Bridgestone/Firestone Inc. yesterday told the National Highway Traffic Safety Administration (NHTSA) that the facts and the data about the safety of its Wilderness AT tires do not support an agency action that could result in an expanded recall, including those found primarily on Ford Explorers. Wilderness AT tires had also been original equipment on Ford’s F-150 and Ranger light trucks.
“We will do everything in our power to ensure the safety of the driving public,” said Bridgestone/Firestone president & CEO John Lampe. “If one of our tires might jeopardize that safety, then we'll take it off the road. We've done it before and, if it becomes necessary, we'll do it again. But that is simply not the case here.”
Sue Cischke, vp, environmental and safety engineering for Ford Motor Co., said NHTSA has completed its defect investigation into the tires in question, and will issue an initial defect decision, the next step toward a forced recall of the Wilderness AT tires.
“We began replacing these tires on our vehicles in May to ensure the safety and trust of our customers and their families,” Cischke said. “We will continue to work closely with NHTSA as it continues with its initial defect decision.”

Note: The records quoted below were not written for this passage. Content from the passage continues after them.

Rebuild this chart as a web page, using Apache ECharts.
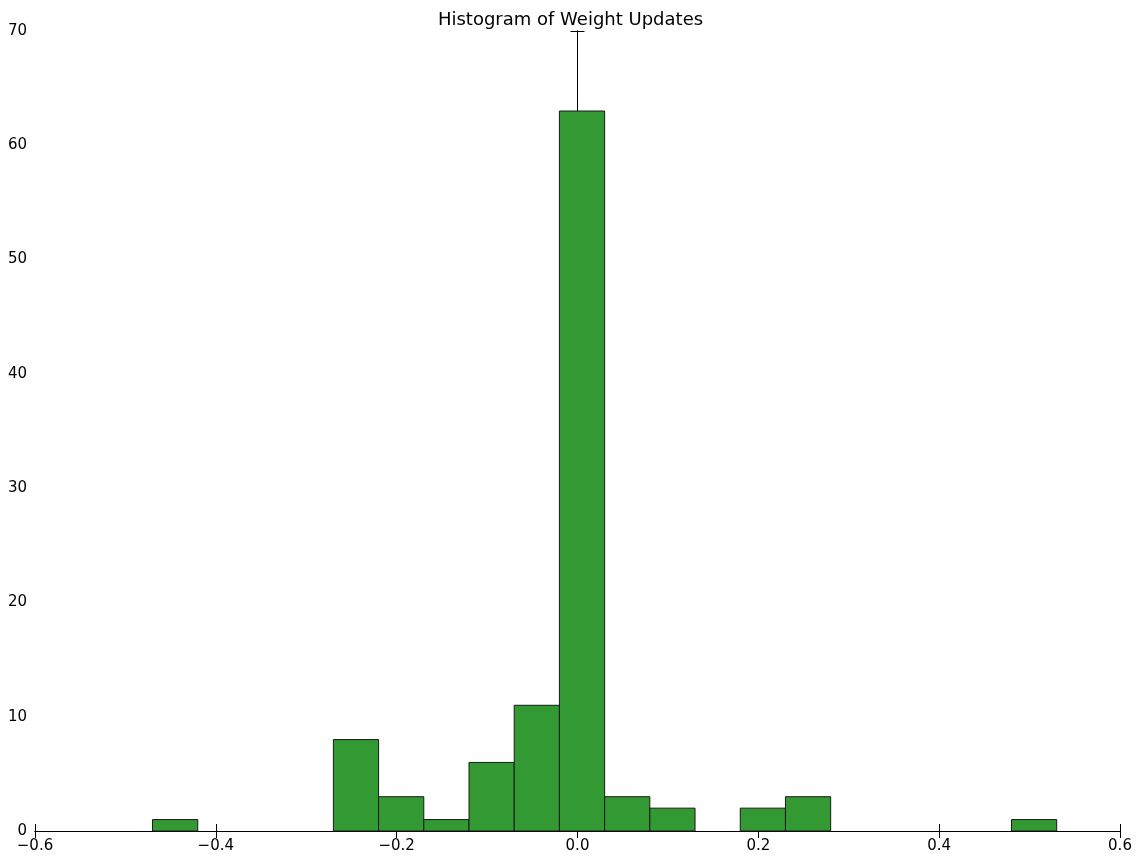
<!DOCTYPE html>
<html>
<head>
<meta charset="UTF-8">
<title>Histogram of Weight Updates</title>
<script src="https://cdn.jsdelivr.net/npm/echarts@6/dist/echarts.min.js"></script>
<style>body{margin:0;background:#fff}</style>
</head>
<body>
<div id="container" style="width:1141px;height:862px;"></div>
<script>
    // bin left edges, bin width and counts
    var binStarts = [-0.47, -0.27, -0.22, -0.17, -0.12, -0.07, -0.02, 0.03, 0.08, 0.18, 0.23, 0.48];
    var binWidth = 0.05;
    var counts = [1, 8, 3, 1, 6, 11, 63, 3, 2, 2, 3, 1];

    var data = [];
    for (var i = 0; i < binStarts.length; i++) {
        data.push([binStarts[i], binStarts[i] + binWidth, counts[i]]);
    }

    var font = 'DejaVu Sans';
    function axis(pos, showLabel, extra) {
        var a = {
            type: 'value', position: pos,
            axisLine: { show: true, lineStyle: { color: '#000', width: 1 } },
            axisTick: { show: true, inside: true, length: 7, lineStyle: { color: '#000' } },
            axisLabel: { show: showLabel, color: '#000', fontFamily: font, fontSize: 15, margin: 8 },
            splitLine: { show: false }
        };
        for (var k in extra) a[k] = extra[k];
        return a;
    }

    var chart = echarts.init(document.getElementById('container'));
    chart.setOption({
        animation: false,
        title: { text: 'Histogram of Weight Updates', left: 'center', top: 6,
            textStyle: { fontFamily: font, fontSize: 18, fontWeight: 'normal', color: '#000' } },
        grid: { left: 35, right: 21, top: 31, bottom: 31 },
        xAxis: [
            axis('bottom', true, { min: -0.6, max: 0.6, interval: 0.2,
                axisLabel: { color: '#000', fontFamily: font, fontSize: 15, margin: 8,
                    formatter: function (v) { var s = (Math.round(v * 10) / 10).toFixed(1); return s.replace('-', '\u2212'); } } }),
            axis('top', false, { min: -0.6, max: 0.6, interval: 0.2 })
        ],
        yAxis: [
            axis('left', true, { min: 0, max: 70, interval: 10 }),
            axis('right', false, { min: 0, max: 70, interval: 10 })
        ],
        series: [{
            type: 'custom',
            data: data,
            encode: { x: [0, 1], y: 2 },
            renderItem: function (params, api) {
                var p0 = api.coord([api.value(0), api.value(2)]);
                var p1 = api.coord([api.value(1), 0]);
                return {
                    type: 'rect',
                    shape: { x: p0[0], y: p0[1], width: p1[0] - p0[0], height: p1[1] - p0[1] },
                    style: { fill: '#339933', stroke: '#1a1a1a', lineWidth: 1 }
                };
            }
        }]
    });
</script>
</body>
</html>
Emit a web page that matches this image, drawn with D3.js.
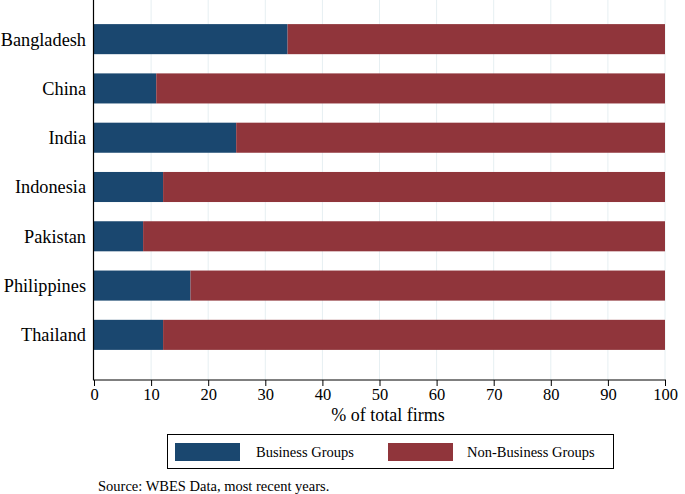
<!DOCTYPE html>
<html><head><meta charset="utf-8">
<script src="https://cdn.jsdelivr.net/npm/d3@7"></script>
<style>body{margin:0;background:#fff}svg{display:block}text{font-family:"Liberation Serif","Times New Roman",serif;fill:#000}</style>
</head><body>
<script>
const countries = ["Bangladesh","China","India","Indonesia","Pakistan","Philippines","Thailand"];
const businessGroups = [33.9, 10.9, 24.9, 12.1, 8.6, 16.9, 12.1];
const nonBusinessGroups = businessGroups.map(v => 100 - v);
const xTicks = [0,10,20,30,40,50,60,70,80,90,100];
const seriesNames = ["Business Groups","Non-Business Groups"];
const colors = ["#1a476f","#90353b"];

const W = 685, H = 494;
const svg = d3.select("body").append("svg").attr("width", W).attr("height", H);
const x = d3.scaleLinear().domain([0,100]).range([94,665]);
const y = d3.scaleBand().domain(countries).range([14.5,359.5]).paddingInner(0.39).paddingOuter(0.195);
const axisY = 380;

// grid
svg.append("g").selectAll("line").data(xTicks.slice(1)).join("line")
  .attr("x1", d => x(d)).attr("x2", d => x(d)).attr("y1", 0).attr("y2", axisY)
  .attr("stroke", "#e6eff2").attr("stroke-width", 1);

const rows = countries.map((c,i) => ({c, vals:[businessGroups[i], nonBusinessGroups[i]]}));
const stack = rows.flatMap(r => {let acc=0; return r.vals.map((v,k)=>{const o={c:r.c,k,x0:acc,x1:acc+v}; acc+=v; return o;});});
svg.append("g").selectAll("rect").data(stack).join("rect")
  .attr("x", d => x(d.x0)).attr("width", d => x(d.x1)-x(d.x0))
  .attr("y", d => y(d.c)).attr("height", y.bandwidth())
  .attr("fill", d => colors[d.k]);

// x axis
const xa = svg.append("g").attr("transform", `translate(0,${axisY})`)
  .call(d3.axisBottom(x).tickValues(xTicks).tickSize(6).tickPadding(2).tickSizeOuter(0));
xa.select(".domain").attr("stroke","#000").attr("d", `M${x(0)},0H${x(100)+1}`);
xa.selectAll("line").attr("stroke","#000");
xa.selectAll("text").style("font-size","16.5px").style("font-family","Liberation Serif");

// y axis line
svg.append("line").attr("x1", 93.5).attr("x2", 93.5).attr("y1", 0).attr("y2", axisY+0.5)
  .attr("stroke","#000").attr("stroke-width",1.2);
// y labels
svg.append("g").selectAll("text").data(countries).join("text")
  .attr("x", 86).attr("y", d => y(d)+y.bandwidth()/2).attr("dy","0.35em")
  .attr("text-anchor","end").style("font-size","18.3px").text(d => d);

svg.append("text").attr("x", 388).attr("y", 421).attr("text-anchor","middle")
  .style("font-size","18px").text("% of total firms");

// legend
const lg = svg.append("g");
lg.append("rect").attr("x",167.5).attr("y",434.5).attr("width",446).attr("height",34)
  .attr("fill","#fff").attr("stroke","#000").attr("stroke-width",1);
const lx = [175, 388], tx = [256, 467];
seriesNames.forEach((s,i) => {
  lg.append("rect").attr("x",lx[i]).attr("y",443).attr("width",65).attr("height",18).attr("fill",colors[i]);
  lg.append("text").attr("x",tx[i]).attr("y",452).attr("dy","0.35em").style("font-size","14.5px").text(s);
});

svg.append("text").attr("x",98).attr("y",490.5).style("font-size","14.5px").text("Source: WBES Data, most recent years.");
</script>
</body></html>
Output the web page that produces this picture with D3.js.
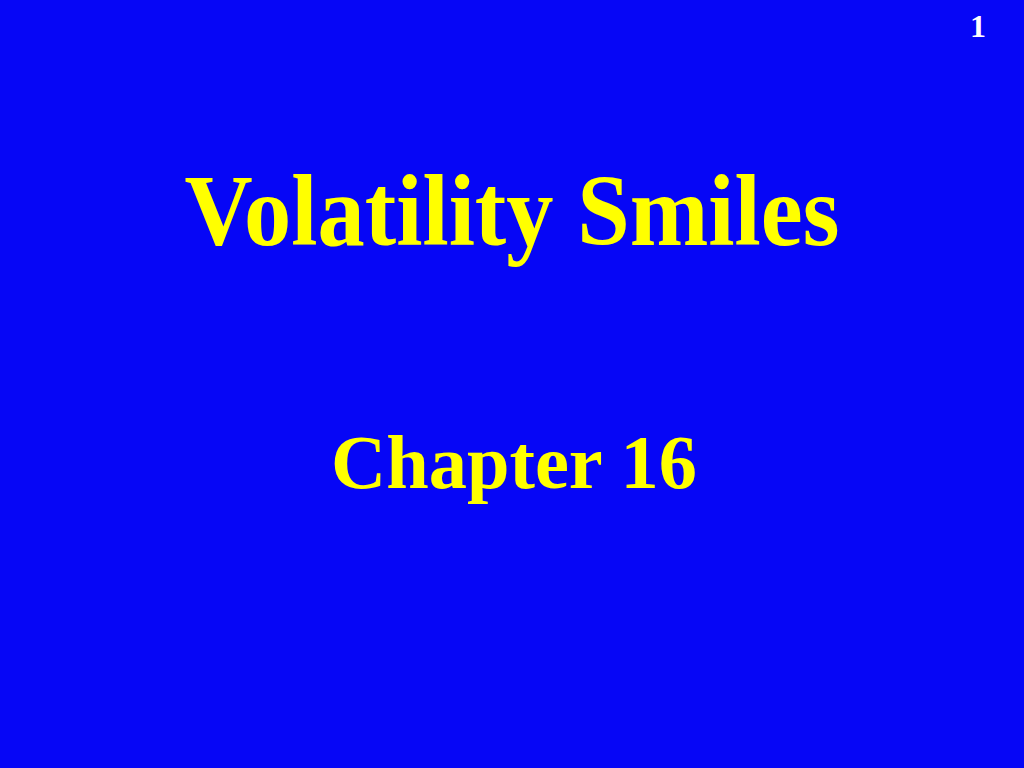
<!DOCTYPE html>
<html><head><meta charset="utf-8">
<script src="https://cdn.jsdelivr.net/npm/d3@7"></script>
<style>html,body{margin:0;padding:0;background:#0606f6;overflow:hidden}</style>
</head><body>
<script>
const slideNumber = ["1"];
const titleLines = ["Volatility Smiles"];
const subtitleLines = ["Chapter 16"];

const W = 1024, H = 768;
const svg = d3.select("body").append("svg").attr("width", W).attr("height", H);
svg.append("rect").attr("width", W).attr("height", H).attr("fill", "#0606f6");

const font = "'Liberation Serif','Times New Roman',serif";

function fitText(sel, targetWidth) {
  sel.each(function() {
    const w = this.getComputedTextLength();
    if (w > 0) {
      const s = targetWidth / w;
      const x = +this.getAttribute("x");
      d3.select(this).attr("transform", `translate(${x},0) scale(${s},1) translate(${-x},0)`);
    }
  });
}

svg.selectAll("text.num").data(slideNumber).join("text")
  .attr("class","num").attr("x", 978).attr("y", 37)
  .attr("text-anchor","middle").attr("font-family", font).attr("font-weight","bold")
  .attr("font-size", 32).attr("fill", "#ffffff").text(d => d);

svg.selectAll("text.title").data(titleLines).join("text")
  .attr("class","title").attr("x", 512).attr("y", 245)
  .attr("text-anchor","middle").attr("font-family", font).attr("font-weight","bold")
  .attr("font-size", 101).attr("fill", "#ffff00").text(d => d)
  .call(fitText, 655);

svg.selectAll("text.sub").data(subtitleLines).join("text")
  .attr("class","sub").attr("x", 514).attr("y", 488)
  .attr("text-anchor","middle").attr("font-family", font).attr("font-weight","bold")
  .attr("font-size", 76).attr("fill", "#ffff00").text(d => d)
  .call(fitText, 366);
</script>
</body></html>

A century-long relationship between Firestone and Ford, which ended last month, became strained in the past year after the recall of Firestone Wilderness AT tires linked to at least 203 U.S. traffic deaths involving Ford Explorers. Officials from Ford and Bridgestone/Firestone had exchanged blame for the tire failures since they came to light.
Lampe said that to date NHTSA has failed to make its analysis available to Bridgestone/Firestone for the company to review in any meaningful way. Bridgestone/Firestone says its own extensive examination and evaluation of its tires, competitor tires and the Ford Explorer clearly show that Wilderness AT tires are safe and that further action against the tires is unnecessary and counterproductive.
“We appreciate NHTSA's diligence on this issue, but we strongly disagree with any suggestion that a recall action might be warranted and believe any such action could have potentially serious consequences for the driving public and the entire tire industry,” Lampe said.